Supplied material:
* Start *

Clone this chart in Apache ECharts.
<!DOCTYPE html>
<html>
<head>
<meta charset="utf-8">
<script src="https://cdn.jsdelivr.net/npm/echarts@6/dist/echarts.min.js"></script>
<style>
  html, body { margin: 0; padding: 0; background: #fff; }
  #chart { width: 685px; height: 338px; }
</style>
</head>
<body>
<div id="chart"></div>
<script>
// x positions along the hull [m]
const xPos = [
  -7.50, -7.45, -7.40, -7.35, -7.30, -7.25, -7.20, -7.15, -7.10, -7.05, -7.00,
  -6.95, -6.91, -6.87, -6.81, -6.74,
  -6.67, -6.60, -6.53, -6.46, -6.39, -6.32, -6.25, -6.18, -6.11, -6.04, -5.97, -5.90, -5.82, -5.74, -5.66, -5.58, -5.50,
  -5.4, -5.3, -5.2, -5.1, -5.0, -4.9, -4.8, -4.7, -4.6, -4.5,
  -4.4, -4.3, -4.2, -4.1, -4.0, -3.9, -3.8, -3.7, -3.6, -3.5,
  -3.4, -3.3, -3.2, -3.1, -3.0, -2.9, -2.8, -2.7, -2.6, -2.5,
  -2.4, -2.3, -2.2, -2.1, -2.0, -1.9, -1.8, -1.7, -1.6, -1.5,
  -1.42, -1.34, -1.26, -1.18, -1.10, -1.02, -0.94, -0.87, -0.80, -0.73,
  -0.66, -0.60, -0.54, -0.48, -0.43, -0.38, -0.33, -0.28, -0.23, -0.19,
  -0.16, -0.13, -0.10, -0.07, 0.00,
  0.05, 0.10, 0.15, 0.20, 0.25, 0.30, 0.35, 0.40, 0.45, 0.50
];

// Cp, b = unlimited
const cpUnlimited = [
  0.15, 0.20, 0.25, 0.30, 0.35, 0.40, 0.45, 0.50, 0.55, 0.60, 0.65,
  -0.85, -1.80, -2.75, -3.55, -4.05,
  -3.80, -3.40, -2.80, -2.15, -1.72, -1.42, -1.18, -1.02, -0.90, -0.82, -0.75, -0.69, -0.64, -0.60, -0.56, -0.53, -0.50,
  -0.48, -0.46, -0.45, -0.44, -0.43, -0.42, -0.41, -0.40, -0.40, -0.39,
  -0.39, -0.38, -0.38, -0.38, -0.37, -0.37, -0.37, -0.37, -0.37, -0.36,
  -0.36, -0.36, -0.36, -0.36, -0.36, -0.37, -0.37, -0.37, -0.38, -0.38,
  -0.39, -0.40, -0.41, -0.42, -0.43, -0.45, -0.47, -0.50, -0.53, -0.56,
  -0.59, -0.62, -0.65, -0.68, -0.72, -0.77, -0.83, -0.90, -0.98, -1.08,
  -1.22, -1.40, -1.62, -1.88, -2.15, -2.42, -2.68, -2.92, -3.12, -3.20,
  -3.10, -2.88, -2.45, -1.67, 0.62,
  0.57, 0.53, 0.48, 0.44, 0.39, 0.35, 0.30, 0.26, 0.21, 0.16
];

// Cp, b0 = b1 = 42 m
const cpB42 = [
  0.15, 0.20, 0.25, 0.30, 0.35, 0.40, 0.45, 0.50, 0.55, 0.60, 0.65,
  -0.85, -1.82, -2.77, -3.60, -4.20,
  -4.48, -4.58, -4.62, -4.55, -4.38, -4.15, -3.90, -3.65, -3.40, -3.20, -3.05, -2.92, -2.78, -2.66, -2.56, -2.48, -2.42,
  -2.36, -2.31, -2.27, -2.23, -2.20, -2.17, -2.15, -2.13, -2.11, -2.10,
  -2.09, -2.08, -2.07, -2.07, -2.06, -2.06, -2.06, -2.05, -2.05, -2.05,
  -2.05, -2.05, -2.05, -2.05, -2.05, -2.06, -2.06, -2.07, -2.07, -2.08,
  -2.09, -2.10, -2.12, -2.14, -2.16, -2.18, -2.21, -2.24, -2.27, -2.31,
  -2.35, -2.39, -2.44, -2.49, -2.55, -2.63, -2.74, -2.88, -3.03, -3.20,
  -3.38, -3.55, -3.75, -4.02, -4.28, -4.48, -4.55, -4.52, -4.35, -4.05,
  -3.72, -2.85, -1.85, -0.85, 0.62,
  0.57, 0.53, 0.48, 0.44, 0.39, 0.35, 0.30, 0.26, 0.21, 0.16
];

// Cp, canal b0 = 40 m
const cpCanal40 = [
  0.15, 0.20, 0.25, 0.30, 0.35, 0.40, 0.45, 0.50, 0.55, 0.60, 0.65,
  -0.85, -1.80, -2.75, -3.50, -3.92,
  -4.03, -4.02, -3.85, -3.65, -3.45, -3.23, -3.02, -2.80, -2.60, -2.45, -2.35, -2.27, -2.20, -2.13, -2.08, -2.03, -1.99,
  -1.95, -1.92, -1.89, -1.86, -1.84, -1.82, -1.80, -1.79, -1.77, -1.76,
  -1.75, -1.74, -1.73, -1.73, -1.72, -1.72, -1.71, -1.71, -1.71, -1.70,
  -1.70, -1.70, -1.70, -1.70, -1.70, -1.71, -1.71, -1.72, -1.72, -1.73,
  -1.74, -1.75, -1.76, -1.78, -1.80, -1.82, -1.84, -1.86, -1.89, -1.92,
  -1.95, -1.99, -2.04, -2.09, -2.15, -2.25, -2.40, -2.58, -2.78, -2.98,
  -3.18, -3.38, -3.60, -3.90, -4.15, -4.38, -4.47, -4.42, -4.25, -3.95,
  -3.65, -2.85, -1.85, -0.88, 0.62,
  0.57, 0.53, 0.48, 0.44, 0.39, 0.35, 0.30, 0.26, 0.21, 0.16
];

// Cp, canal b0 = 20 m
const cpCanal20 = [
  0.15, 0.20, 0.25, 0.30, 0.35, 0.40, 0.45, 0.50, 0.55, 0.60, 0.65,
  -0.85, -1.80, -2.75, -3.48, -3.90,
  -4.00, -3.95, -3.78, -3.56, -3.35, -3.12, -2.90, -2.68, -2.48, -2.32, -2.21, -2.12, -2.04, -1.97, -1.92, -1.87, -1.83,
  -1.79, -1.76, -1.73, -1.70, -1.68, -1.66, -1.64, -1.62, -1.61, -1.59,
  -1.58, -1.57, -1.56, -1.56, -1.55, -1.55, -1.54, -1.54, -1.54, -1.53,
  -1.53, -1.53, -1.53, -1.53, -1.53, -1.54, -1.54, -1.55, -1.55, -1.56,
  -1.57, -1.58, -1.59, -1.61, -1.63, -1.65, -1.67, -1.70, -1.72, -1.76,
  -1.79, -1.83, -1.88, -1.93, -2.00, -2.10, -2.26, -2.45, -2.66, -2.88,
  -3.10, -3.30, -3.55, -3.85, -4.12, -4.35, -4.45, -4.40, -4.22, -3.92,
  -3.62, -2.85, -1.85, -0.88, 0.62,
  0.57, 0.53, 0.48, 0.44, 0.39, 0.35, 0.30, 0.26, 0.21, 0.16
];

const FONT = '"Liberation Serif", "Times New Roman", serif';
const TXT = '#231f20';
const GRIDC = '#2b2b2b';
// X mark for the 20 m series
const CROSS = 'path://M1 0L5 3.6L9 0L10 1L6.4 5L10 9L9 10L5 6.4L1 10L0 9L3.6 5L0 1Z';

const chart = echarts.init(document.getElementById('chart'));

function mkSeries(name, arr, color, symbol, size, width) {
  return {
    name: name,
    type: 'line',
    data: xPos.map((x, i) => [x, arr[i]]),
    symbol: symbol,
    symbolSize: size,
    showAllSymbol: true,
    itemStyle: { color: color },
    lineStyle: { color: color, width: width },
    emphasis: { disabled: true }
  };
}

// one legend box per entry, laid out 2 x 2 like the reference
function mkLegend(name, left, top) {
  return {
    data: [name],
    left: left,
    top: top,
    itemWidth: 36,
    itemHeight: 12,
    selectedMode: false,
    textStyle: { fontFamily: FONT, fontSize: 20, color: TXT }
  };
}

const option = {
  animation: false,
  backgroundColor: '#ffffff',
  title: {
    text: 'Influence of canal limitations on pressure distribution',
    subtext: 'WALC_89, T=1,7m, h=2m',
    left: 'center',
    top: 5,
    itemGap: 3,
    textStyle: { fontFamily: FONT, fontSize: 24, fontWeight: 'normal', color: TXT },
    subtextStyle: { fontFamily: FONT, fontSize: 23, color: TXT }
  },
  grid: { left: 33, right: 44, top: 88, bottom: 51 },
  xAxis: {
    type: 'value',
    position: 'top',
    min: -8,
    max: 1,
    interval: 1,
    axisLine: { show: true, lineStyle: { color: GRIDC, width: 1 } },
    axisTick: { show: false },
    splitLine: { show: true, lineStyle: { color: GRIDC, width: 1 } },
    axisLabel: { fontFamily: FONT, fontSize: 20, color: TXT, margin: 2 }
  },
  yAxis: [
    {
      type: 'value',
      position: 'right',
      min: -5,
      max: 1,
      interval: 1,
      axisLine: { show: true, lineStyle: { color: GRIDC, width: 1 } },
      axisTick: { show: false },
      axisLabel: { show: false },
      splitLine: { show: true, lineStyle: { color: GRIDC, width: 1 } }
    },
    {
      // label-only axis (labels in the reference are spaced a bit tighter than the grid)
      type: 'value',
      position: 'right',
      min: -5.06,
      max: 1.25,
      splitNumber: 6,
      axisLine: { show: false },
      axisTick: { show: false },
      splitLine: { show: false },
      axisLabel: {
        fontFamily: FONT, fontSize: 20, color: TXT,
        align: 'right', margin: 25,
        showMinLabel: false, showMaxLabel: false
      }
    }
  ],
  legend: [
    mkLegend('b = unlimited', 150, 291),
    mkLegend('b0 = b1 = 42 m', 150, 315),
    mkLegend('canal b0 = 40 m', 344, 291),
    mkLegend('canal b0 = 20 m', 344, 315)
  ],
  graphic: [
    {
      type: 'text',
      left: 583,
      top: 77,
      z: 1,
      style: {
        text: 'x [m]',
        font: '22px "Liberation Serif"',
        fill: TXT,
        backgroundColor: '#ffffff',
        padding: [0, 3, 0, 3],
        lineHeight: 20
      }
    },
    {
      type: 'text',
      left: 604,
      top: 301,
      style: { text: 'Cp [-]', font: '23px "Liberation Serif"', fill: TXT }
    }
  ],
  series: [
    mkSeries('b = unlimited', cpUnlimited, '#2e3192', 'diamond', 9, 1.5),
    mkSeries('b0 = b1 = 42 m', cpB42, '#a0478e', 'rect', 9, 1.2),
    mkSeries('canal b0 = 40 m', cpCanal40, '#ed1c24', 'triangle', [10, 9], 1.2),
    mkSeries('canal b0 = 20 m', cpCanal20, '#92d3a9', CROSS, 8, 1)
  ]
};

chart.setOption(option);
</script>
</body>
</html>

* End *
* Start *

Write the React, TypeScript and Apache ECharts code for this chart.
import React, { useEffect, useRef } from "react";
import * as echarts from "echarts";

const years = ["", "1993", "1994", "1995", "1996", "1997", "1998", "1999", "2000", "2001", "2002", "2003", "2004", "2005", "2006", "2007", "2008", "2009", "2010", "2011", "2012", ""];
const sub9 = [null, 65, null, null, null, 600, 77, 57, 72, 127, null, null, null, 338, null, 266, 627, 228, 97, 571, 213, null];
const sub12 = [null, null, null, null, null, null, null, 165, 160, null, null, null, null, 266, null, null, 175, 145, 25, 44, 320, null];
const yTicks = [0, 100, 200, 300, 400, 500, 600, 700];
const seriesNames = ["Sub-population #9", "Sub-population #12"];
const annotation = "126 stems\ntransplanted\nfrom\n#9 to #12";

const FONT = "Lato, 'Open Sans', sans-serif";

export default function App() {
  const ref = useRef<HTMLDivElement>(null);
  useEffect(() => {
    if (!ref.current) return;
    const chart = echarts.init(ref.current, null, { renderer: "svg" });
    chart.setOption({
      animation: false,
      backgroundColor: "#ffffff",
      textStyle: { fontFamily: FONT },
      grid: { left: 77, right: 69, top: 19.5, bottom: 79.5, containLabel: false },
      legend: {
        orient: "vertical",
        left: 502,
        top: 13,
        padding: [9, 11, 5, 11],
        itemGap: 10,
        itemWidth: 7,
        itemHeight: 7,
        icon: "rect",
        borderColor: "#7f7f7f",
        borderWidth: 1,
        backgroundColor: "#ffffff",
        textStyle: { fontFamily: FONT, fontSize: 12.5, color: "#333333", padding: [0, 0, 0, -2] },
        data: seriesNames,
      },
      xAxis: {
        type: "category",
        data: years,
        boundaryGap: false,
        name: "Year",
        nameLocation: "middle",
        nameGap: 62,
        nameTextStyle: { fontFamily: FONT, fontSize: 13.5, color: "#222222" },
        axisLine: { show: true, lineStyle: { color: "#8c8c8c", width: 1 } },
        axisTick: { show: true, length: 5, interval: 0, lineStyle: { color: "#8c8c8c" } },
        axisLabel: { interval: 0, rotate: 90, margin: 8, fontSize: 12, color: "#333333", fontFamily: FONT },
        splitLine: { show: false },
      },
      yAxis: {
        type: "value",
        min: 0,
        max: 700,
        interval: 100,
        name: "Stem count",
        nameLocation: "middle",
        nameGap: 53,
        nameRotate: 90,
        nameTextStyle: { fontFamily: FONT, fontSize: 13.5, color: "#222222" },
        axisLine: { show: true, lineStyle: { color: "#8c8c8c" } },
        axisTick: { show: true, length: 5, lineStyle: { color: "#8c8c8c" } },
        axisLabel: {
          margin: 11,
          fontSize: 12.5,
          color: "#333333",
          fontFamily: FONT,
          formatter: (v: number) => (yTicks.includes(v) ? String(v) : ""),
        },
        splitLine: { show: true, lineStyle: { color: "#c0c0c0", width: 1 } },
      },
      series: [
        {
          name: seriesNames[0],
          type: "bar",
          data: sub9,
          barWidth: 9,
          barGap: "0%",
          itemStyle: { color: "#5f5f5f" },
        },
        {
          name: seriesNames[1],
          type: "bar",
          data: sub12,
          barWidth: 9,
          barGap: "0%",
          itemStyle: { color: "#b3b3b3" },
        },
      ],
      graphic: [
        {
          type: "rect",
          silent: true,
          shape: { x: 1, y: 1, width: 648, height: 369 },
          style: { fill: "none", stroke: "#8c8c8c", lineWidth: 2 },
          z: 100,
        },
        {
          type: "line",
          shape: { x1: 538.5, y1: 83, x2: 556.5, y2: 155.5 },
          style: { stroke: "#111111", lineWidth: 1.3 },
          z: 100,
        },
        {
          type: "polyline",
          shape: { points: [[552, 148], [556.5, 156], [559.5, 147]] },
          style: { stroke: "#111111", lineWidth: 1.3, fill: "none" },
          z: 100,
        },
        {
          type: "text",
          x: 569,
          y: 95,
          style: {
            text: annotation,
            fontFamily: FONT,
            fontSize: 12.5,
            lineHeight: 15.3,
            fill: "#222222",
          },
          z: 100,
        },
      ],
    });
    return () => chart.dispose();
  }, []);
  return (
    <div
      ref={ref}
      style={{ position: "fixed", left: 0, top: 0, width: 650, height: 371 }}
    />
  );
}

* End *
* Start *

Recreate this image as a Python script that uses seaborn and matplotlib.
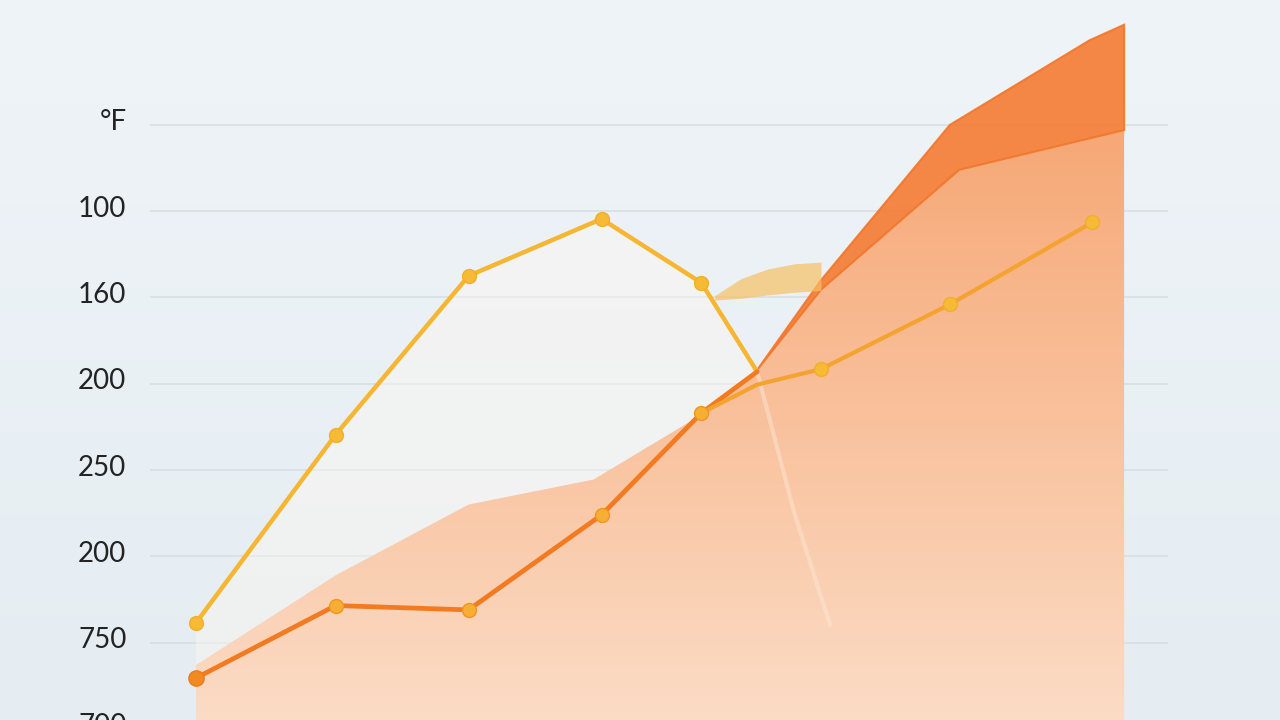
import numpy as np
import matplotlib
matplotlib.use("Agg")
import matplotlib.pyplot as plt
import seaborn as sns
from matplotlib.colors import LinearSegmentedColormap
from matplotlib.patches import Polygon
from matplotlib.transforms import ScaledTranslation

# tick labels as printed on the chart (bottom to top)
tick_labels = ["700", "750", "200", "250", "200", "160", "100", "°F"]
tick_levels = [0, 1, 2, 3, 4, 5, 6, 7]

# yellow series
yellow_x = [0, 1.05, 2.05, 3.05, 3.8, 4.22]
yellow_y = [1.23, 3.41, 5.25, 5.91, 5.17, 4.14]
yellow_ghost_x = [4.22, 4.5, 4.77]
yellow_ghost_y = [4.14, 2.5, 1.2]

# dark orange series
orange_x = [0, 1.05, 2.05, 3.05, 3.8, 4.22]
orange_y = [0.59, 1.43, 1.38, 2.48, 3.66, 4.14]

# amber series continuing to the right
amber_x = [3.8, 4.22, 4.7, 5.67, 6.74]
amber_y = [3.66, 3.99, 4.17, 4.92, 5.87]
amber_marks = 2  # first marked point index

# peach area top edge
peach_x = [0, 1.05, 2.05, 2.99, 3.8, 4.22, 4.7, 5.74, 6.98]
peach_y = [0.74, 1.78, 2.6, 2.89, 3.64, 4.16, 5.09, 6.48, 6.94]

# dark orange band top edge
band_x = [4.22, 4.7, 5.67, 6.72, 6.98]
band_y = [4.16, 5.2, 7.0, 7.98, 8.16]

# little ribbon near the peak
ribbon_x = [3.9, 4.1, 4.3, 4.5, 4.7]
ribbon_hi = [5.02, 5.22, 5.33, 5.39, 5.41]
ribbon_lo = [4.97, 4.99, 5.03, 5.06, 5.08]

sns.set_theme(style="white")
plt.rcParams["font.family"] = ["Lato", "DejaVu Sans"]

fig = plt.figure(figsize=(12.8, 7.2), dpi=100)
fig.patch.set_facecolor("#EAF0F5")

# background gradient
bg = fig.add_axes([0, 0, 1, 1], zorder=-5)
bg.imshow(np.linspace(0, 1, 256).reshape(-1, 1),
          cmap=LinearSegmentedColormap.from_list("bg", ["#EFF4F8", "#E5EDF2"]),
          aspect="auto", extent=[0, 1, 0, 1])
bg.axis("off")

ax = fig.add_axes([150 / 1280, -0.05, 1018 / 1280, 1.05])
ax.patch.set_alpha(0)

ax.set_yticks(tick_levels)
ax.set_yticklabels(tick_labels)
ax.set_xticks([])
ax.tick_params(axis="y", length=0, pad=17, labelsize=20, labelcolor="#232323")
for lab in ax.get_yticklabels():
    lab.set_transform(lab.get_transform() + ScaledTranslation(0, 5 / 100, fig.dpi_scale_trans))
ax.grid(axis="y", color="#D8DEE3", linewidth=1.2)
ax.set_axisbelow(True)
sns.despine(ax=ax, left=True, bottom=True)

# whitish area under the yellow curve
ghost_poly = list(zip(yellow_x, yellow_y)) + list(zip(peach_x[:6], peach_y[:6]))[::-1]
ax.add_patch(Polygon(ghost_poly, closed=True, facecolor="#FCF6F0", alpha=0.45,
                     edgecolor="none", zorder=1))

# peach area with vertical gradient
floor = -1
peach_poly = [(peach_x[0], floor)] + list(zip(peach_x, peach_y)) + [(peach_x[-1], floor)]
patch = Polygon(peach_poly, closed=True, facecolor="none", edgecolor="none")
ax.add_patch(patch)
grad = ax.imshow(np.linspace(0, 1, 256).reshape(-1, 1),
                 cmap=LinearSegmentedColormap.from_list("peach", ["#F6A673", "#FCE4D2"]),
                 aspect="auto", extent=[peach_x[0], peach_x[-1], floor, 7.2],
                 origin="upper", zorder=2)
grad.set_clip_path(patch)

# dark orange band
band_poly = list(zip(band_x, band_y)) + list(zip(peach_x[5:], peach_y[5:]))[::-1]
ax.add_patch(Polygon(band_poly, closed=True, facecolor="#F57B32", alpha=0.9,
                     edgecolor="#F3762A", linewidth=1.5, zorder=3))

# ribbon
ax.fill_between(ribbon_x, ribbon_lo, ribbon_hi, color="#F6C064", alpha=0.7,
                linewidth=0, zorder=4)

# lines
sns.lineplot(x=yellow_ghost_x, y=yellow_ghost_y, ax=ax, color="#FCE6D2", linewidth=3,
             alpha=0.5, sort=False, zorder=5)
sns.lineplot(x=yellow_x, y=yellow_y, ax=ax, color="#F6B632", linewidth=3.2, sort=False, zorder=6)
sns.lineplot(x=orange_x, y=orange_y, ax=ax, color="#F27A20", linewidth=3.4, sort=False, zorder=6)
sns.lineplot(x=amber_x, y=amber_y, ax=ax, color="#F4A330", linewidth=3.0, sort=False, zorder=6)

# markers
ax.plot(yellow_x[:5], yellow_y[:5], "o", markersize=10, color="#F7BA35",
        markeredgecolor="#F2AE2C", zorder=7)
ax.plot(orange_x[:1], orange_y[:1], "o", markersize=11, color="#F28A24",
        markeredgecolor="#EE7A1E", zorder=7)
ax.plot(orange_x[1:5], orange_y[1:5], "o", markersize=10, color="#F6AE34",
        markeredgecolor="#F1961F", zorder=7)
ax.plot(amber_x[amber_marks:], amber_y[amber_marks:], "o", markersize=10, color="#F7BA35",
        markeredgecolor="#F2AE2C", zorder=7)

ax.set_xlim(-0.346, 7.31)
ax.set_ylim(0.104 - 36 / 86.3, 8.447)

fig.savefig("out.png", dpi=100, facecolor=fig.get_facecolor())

* End *

Task requirements: Exactly as they stand, quote the lines beginning with the one that contains "Recreate this image" and ending with the one that contains "yellow_ghost_y = [4.14, 2.5, 1.2]", with no pictures.

Answer below:
Recreate this image as a Python script that uses seaborn and matplotlib.
import numpy as np
import matplotlib
matplotlib.use("Agg")
import matplotlib.pyplot as plt
import seaborn as sns
from matplotlib.colors import LinearSegmentedColormap
from matplotlib.patches import Polygon
from matplotlib.transforms import ScaledTranslation

# tick labels as printed on the chart (bottom to top)
tick_labels = ["700", "750", "200", "250", "200", "160", "100", "°F"]
tick_levels = [0, 1, 2, 3, 4, 5, 6, 7]

# yellow series
yellow_x = [0, 1.05, 2.05, 3.05, 3.8, 4.22]
yellow_y = [1.23, 3.41, 5.25, 5.91, 5.17, 4.14]
yellow_ghost_x = [4.22, 4.5, 4.77]
yellow_ghost_y = [4.14, 2.5, 1.2]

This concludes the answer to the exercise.